2. **Part (a): Find the equation of the parallel line.**
* Parallel lines always have the *same* slope. So, the new parallel line will also have a slope of `m_parallel = -3`.
* We also know this new line goes through the point `(-3.9, -1.4)`.
* We can use the point-slope form: `y - y1 = m(x - x1)`.
* Plug in our values: `y - (-1.4) = -3(x - (-3.9))`.
* This simplifies to: `y + 1.4 = -3(x + 3.9)`.
* Now, let's distribute the `-3`: `y + 1.4 = -3x - 11.7`.
* To get it into `y = mx + b` form, subtract `1.4` from both sides: `y = -3x - 11.7 - 1.4`.
* So, the equation for the parallel line is `y = -3x - 13.1`.

3. **Part (b): Find the equation of the perpendicular line.**
* Perpendicular lines have slopes that are "negative reciprocals" of each other. That means if one slope is 'm', the other is `-1/m`.
* Our original slope was `m_original = -3`.
* The negative reciprocal of `-3` is `-1 / (-3)`, which is `1/3`. So, the slope of the perpendicular line is `m_perpendicular = 1/3`.
* Again, this new line also goes through the point `(-3.9, -1.4)`.
* Use the point-slope form again: `y - y1 = m(x - x1)`.
* Plug in our new slope and point: `y - (-1.4) = (1/3)(x - (-3.9))`.
* This simplifies to: `y + 1.4 = (1/3)(x + 3.9)`.
* Distribute the `1/3`: `y + 1.4 = (1/3)x + (3.9 / 3)`.
* `y + 1.4 = (1/3)x + 1.3`.
* Subtract `1.4` from both sides: `y = (1/3)x + 1.3 - 1.4`.
* So, the equation for the perpendicular line is `y = (1/3)x - 0.1`.

Alternative answer

Answer:
(a) Parallel line: $y = -3x - 13.1$
(b) Perpendicular line: $y = \frac{1}{3}x - 0.1$ Explain
This is a question about understanding how lines are "steep" (we call that their slope!) and how different lines can be related, like running next to each other (parallel) or crossing perfectly (perpendicular). The solving step is:

First, I need to figure out how "steep" the original line, $6x + 2y = 9$, is. I like to rearrange the equation so that `y` is all by itself on one side, like `y = (some number) * x + (another number)`. The first number will be our "steepness" or slope!

1. **Find the steepness (slope) of the original line:**
* Start with $6x + 2y = 9$.
* To get `2y` by itself, I take away `6x` from both sides: $2y = -6x + 9$.
* Now, to get `y` all alone, I divide everything by `2`: $y = -3x + \frac{9}{2}$.
* So, the steepness (slope) of the original line is **-3**.

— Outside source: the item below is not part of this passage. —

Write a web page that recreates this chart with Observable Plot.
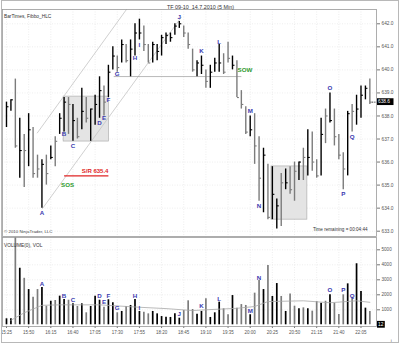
<!DOCTYPE html>
<html><head><meta charset="utf-8">
<script src="https://cdn.jsdelivr.net/npm/d3@7"></script>
<script src="https://cdn.jsdelivr.net/npm/@observablehq/plot@0.6"></script>
<style>
body{margin:0;background:#fff;}
#chart{position:relative;width:400px;height:345px;overflow:hidden;background:#fff;}
#chart svg{display:block;overflow:visible;}
#border{position:absolute;left:1px;top:0;width:398px;height:343px;box-sizing:border-box;border:1px solid #b8b8b8;pointer-events:none;}
</style></head><body><div id="chart"><div id="border"></div></div>
<script>
// ---- data (bar index 0 = 15:25, 5-minute bars) ----
const highs = [638.6,638.7,639.6,637.9,637.2,638.1,637.5,636.3,636.1,636.3,636.7,637.1,638.1,638.8,638.8,638.5,637.9,639.2,638.8,638.3,638.9,639.7,639.3,640.2,641.0,640.6,641.3,641.1,641.3,642.0,642.2,641.9,641.1,641.2,641.1,641.5,641.6,641.6,642.0,642.1,641.9,641.6,640.9,640.4,640.6,640.0,640.2,640.5,641.1,640.7,641.2,640.6,640.4,639.1,638.4,638.0,638.1,637.1,636.6,635.9,635.8,634.4,635.5,635.7,635.8,636.0,636.0,636.6,637.4,637.3,636.1,637.9,638.3,639.0,638.3,637.2,636.4,638.2,638.5,638.9,639.3,639.3,639.6];
const lows = [637.5,638.2,636.6,635.3,634.9,635.8,635.3,635.3,634.0,635.0,636.1,635.8,637.2,637.3,637.2,636.9,637.0,637.4,637.7,636.9,637.6,637.9,638.0,638.8,640.0,639.9,640.3,640.3,639.7,640.6,641.3,640.8,640.3,640.3,640.4,640.6,641.1,641.2,641.5,641.8,641.4,640.9,639.9,639.7,639.8,639.2,639.2,639.9,639.9,639.8,640.3,640.0,638.8,638.3,637.2,637.1,635.9,634.3,633.8,633.5,633.5,633.1,633.2,634.8,634.6,634.3,635.2,635.2,635.4,635.6,635.3,635.4,636.8,637.7,636.7,636.1,634.8,635.4,637.3,637.6,637.9,638.7,638.5];
const closes = [638.4,638.7,636.7,636.5,636.5,637.4,635.5,635.7,635.9,635.5,636.2,636.9,637.9,638.6,638.5,637.8,637.1,638.2,637.9,638.3,638.5,639.1,638.6,639.9,640.6,640.1,641.1,640.4,640.9,641.6,641.6,641.1,640.3,641.1,640.8,641.4,641.5,641.4,641.9,642.0,641.6,641.1,640.0,640.3,640.2,639.5,639.9,640.3,640.3,639.9,640.5,640.2,638.8,638.5,637.3,637.4,636.7,635.3,636.3,633.6,634.6,634.1,635.1,635.1,634.8,635.6,636.0,636.2,636.2,636.0,635.4,637.2,638.0,637.8,637.1,636.3,635.7,638.1,638.2,638.3,638.9,639.2,638.6];
const opens = [637.8,638.3,639.4,635.6,637.0,636.0,637.2,636.2,634.4,636.2,636.1,637.0,637.3,637.5,638.7,637.2,637.7,637.6,638.6,637.2,637.8,638.2,639.1,639.0,640.1,640.5,640.4,641.0,640.0,640.8,641.4,641.7,641.0,640.5,640.5,640.8,641.2,641.3,641.6,641.9,641.8,641.5,640.8,639.9,639.9,639.9,639.4,640.0,640.0,640.5,641.0,640.0,640.2,639.0,638.2,637.2,637.9,636.8,634.5,635.6,634.0,633.4,635.4,634.9,635.5,635.9,635.4,636.5,635.6,637.0,636.0,635.6,638.2,637.7,638.0,637.0,636.2,635.6,638.4,637.8,638.0,638.8,639.3];
const volumes = [400,400,6000,3770,3100,2350,1840,2350,2490,1240,1570,1620,1910,1690,1640,1400,1220,1400,800,1220,1910,1640,1170,1670,1470,800,890,1220,1290,1690,890,840,730,890,730,550,510,490,730,440,950,1600,1020,710,890,1730,490,800,1510,1070,670,1950,1110,1350,1290,670,2110,2950,2350,3950,1890,2750,1890,890,2060,1240,1070,1130,1070,910,1550,1440,1570,2000,1440,690,2000,2730,1840,4070,2220,1110,890];
// volume average line, read at points (bar index, value)
const volAvgIdx = [1,4,8,12,21,30,36,42,45,52,56,59,67,73,79,82];
const volAvgVal = [300,800,1300,1330,1330,1170,1080,950,1000,1100,1220,1550,1600,1470,1600,1500];

const timeIdx = [0,5,10,15,20,25,30,35,40,45,50,55,60,65,70,75,80];
const timeLabels = ["15:25","15:50","16:15","16:40","17:05","17:30","17:55","18:20","18:45","19:10","19:35","20:00","20:25","20:50","21:15","21:40","22:05"];
const priceTicks = [633,634,635,636,637,638,639,640,641,642];
const volTicks = [1000,2000,3000,4000,5000];

// annotations
const letters = ["A","B","C","D","E","F","G","H","I","J","K","L","M","N","O","P","Q"];
const letterIdx = [8,13,15,21,22,23,25,29,30,39,44,48,55,57,73,76,78];
const letterPrice = [633.8,637.2,636.7,637.7,637.9,638.7,639.8,640.5,641.1,642.3,640.8,641.2,638.2,634.1,639.2,634.6,637.1];
const letterVol = [2690,1890,1620,1890,1490,1950,1090,1890,1150,750,1220,1750,950,3150,2290,2290,1890];
const boxIdx1 = [12.9,59.8], boxIdx2 = [23.1,67.9], boxTop = [638.84,635.81], boxBottom = [636.89,633.5];
const channelX1 = [8,6.9], channelY1 = [633.95,637.25], channelX2 = [39.5,30], channelY2 = [642.3,643.4];
const levelX1 = 24.2, levelX2 = 53, levelPrice = 639.71;
const srX1 = 13, srX2 = 23, srPrice = 635.4, srLabel = "S/R 635.4";
const notes = ["SOS","SOW"], noteIdx = [13.8,53.8], notePrice = [635.0,640.0];
const currentVolLabel = "12";

// ---- build tables ----
const bars = highs.map((h,i)=>({i, high:h, low:lows[i], close:closes[i], open:opens[i], vol:volumes[i], up: closes[i] >= opens[i]}));
const barColor = d => d.up ? "#000" : "#7c7c7c";
const lbl = letters.map((t,k)=>({t, i:letterIdx[k], p:letterPrice[k], v:letterVol[k]}));
const boxes = boxIdx1.map((x,k)=>({x1:x, x2:boxIdx2[k], y1:boxBottom[k], y2:boxTop[k]}));
const chans = channelX1.map((x,k)=>({x1:x, y1:channelY1[k], x2:channelX2[k], y2:channelY2[k]}));
const avg = volAvgIdx.map((x,k)=>({i:x, v:volAvgVal[k]}));
const last = bars[bars.length-1];
const xDomain = [-0.9, 83.5];
const font = "Liberation Sans, Arial, sans-serif";
const blue = "#3a3ab0", green = "#2f9a2f", red = "#e02424";

const price = Plot.plot({
  width: 400, height: 237,
  marginLeft: 2, marginRight: 24, marginTop: 9, marginBottom: 1,
  x: {domain: xDomain, axis: null},
  y: {domain: [632.77, 642.62], axis: null},
  style: {fontFamily: font, background: "transparent"},
  marks: [
    Plot.ruleX(timeIdx, {stroke: "#e2e2e2", strokeWidth: 0.6, strokeDasharray: "1,1.5"}),
    Plot.ruleY(priceTicks, {stroke: "#e2e2e2", strokeWidth: 0.6, strokeDasharray: "1,1.5"}),
    Plot.rect(boxes, {x1:"x1", x2:"x2", y1:"y1", y2:"y2", fill:"#e4e4e4", stroke:"#b0b0b0", strokeWidth:0.7}),
    Plot.link(chans, {x1:"x1", y1:"y1", x2:"x2", y2:"y2", stroke:"#c4c4c4", strokeWidth:0.8, clip:true}),
    Plot.link([levelPrice], {x1: ()=>levelX1, x2: ()=>levelX2, y1: d=>d, y2: d=>d, stroke:"#9a9a9a", strokeWidth:0.7}),
    Plot.link([srPrice], {x1: ()=>srX1, x2: ()=>srX2, y1: d=>d, y2: d=>d, stroke:red, strokeWidth:1.2}),
    Plot.ruleX(bars, {x:"i", y1:"low", y2:"high", stroke: barColor, strokeWidth:1.4}),
    Plot.link(bars, {x1:"i", x2: d=>d.i+0.45, y1:"close", y2:"close", stroke: barColor, strokeWidth:1.1}),
    Plot.link([last], {x1: d=>d.i+0.5, x2: ()=>xDomain[1], y1:"close", y2:"close", stroke:"#000", strokeWidth:0.8, strokeDasharray:"1.2,1"}),
    Plot.text(lbl, {x:"i", y:"p", text:"t", fill: blue, fontSize: 6.2, fontWeight: "bold"}),
    Plot.text(notes, {x:(d,k)=>noteIdx[k], y:(d,k)=>notePrice[k], text: d=>d, fill: green, fontSize: 6.2, fontWeight: "bold"}),
    Plot.text([srLabel], {x: ()=>srX2, y: ()=>srPrice, text: d=>d, fill: red, fontSize: 6, fontWeight:"bold", textAnchor:"end", dy:-4.5}),
    Plot.axisY(priceTicks, {anchor:"right", tickSize:3, tickPadding:2, fontSize:4.8, tickFormat: d=>d.toFixed(1), stroke:"#777", fill:"#555"}),
    Plot.frame({stroke:"#9a9a9a", strokeWidth:0.8}),
    Plot.text(["TF 09-10\u00a0\u00a014.7.2010 (5 Min)"], {frameAnchor:"top", dx:11, dy:-4.5, fontSize:5.4, fill:"#333"}),
    Plot.text(["BarTimes, Fibbo_HLC"], {frameAnchor:"top-left", dx:1.5, dy:5, fontSize:4.8, fill:"#333", textAnchor:"start"}),
    Plot.text(["\u00a9 2010 NinjaTrader, LLC"], {frameAnchor:"bottom-left", dx:1.5, dy:-4, fontSize:4.4, fill:"#444", textAnchor:"start"}),
    Plot.text(["Time remaining = 00:04:44"], {frameAnchor:"bottom-right", dx:-9, dy:-6, fontSize:4.6, fill:"#333", textAnchor:"end"})
  ]
});

const vol = Plot.plot({
  width: 400, height: 108,
  marginLeft: 2, marginRight: 24, marginTop: 0, marginBottom: 19,
  x: {domain: xDomain, axis: null},
  y: {domain: [-113, 5820], axis: null},
  style: {fontFamily: font, background: "transparent"},
  marks: [
    Plot.ruleX(timeIdx, {stroke: "#e2e2e2", strokeWidth: 0.6, strokeDasharray: "1,1.5"}),
    Plot.ruleY(volTicks, {stroke: "#e2e2e2", strokeWidth: 0.6, strokeDasharray: "1,1.5"}),
    Plot.ruleX(bars, {x:"i", y1:0, y2:"vol", stroke: barColor, strokeWidth:1.7, clip:true}),
    Plot.line(avg, {x:"i", y:"v", stroke:"#a8a8a8", strokeWidth:0.8}),
    Plot.text(lbl, {x:"i", y:"v", text:"t", fill: blue, fontSize: 6.2, fontWeight: "bold"}),
    Plot.axisY(volTicks, {anchor:"right", tickSize:3, tickPadding:2, fontSize:4.6, tickFormat: d=>String(d), stroke:"#777", fill:"#555"}),
    Plot.axisX(timeIdx, {anchor:"bottom", tickSize:2, tickPadding:2, fontSize:4.5, tickFormat: d=>timeLabels[timeIdx.indexOf(d)], stroke:"#777", fill:"#555"}),
    Plot.frame({stroke:"#9a9a9a", strokeWidth:0.8}),
    Plot.text(["VOLUME(0), VOL"], {frameAnchor:"top-left", dx:1.5, dy:6, fontSize:4.8, fill:"#333", textAnchor:"start"})
  ]
});

const chart = document.getElementById("chart");
chart.appendChild(price);
chart.appendChild(vol);

// current-value boxes on the right axes
function valueBox(svg, yPix, text) {
  const g = d3.select(svg).append("g").attr("text-anchor", "start");
  g.append("rect").attr("x", 377).attr("y", yPix - 3.4).attr("width", text.length * 2.9 + 2).attr("height", 6.8).attr("fill", "#000");
  g.append("text").attr("x", 378).attr("y", yPix).attr("dy", "0.35em").attr("fill", "#fff").attr("text-anchor", "start")
    .attr("font-size", 4.8).attr("font-family", font).text(text);
}
valueBox(price, price.scale("y").apply(last.close), last.close.toFixed(1));
valueBox(vol, vol.scale("y").apply(0), currentVolLabel);
</script>
</body></html>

2. **Part (a): Find the equation of the line parallel to the original line.**
* Parallel lines are like train tracks; they run in the exact same direction and never cross. This means they have the *exact same steepness*!
* Since the original line has a steepness of -3, our new parallel line will also have a steepness of **-3**.
* We know this new line goes through the point $(-3.9, -1.4)$.
* I'll use the form `y = (steepness) * x + (where it crosses the y-axis)`, which is `y = mx + b`.
* So, we have $y = -3x + b$. To find `b` (where it crosses the y-axis), I plug in the numbers from our point $(-3.9, -1.4)$ for `x` and `y`:
$-1.4 = -3 * (-3.9) + b$
$-1.4 = 11.7 + b$
* To get `b` by itself, I subtract `11.7` from both sides:
$-1.4 - 11.7 = b$
$-13.1 = b$
* So, the equation for the parallel line is **$y = -3x - 13.1$**.

3. **Part (b): Find the equation of the line perpendicular to the original line.**
* Perpendicular lines are special; they cross each other perfectly at a right angle (like the corner of a square!). Their steepness numbers are related in a neat way: you flip the original steepness upside down and change its sign.
* The original steepness was **-3**.
* Flipped upside down, -3 becomes $\frac{1}{-3}$.
* Then, change the sign: $\frac{1}{-3}$ becomes $\frac{1}{3}$.
* So, the steepness of our new perpendicular line will be **$\frac{1}{3}$**.
* This line also goes through the point $(-3.9, -1.4)$.
* Again, I use `y = mx + b`, plugging in our new steepness ($\frac{1}{3}$) and the point:
$-1.4 = \frac{1}{3} * (-3.9) + b$
$-1.4 = -1.3 + b$ (because $\frac{1}{3}$ of -3.9 is -1.3)
* To get `b` by itself, I add `1.3` to both sides:
$-1.4 + 1.3 = b$
$-0.1 = b$
* So, the equation for the perpendicular line is **$y = \frac{1}{3}x - 0.1$**.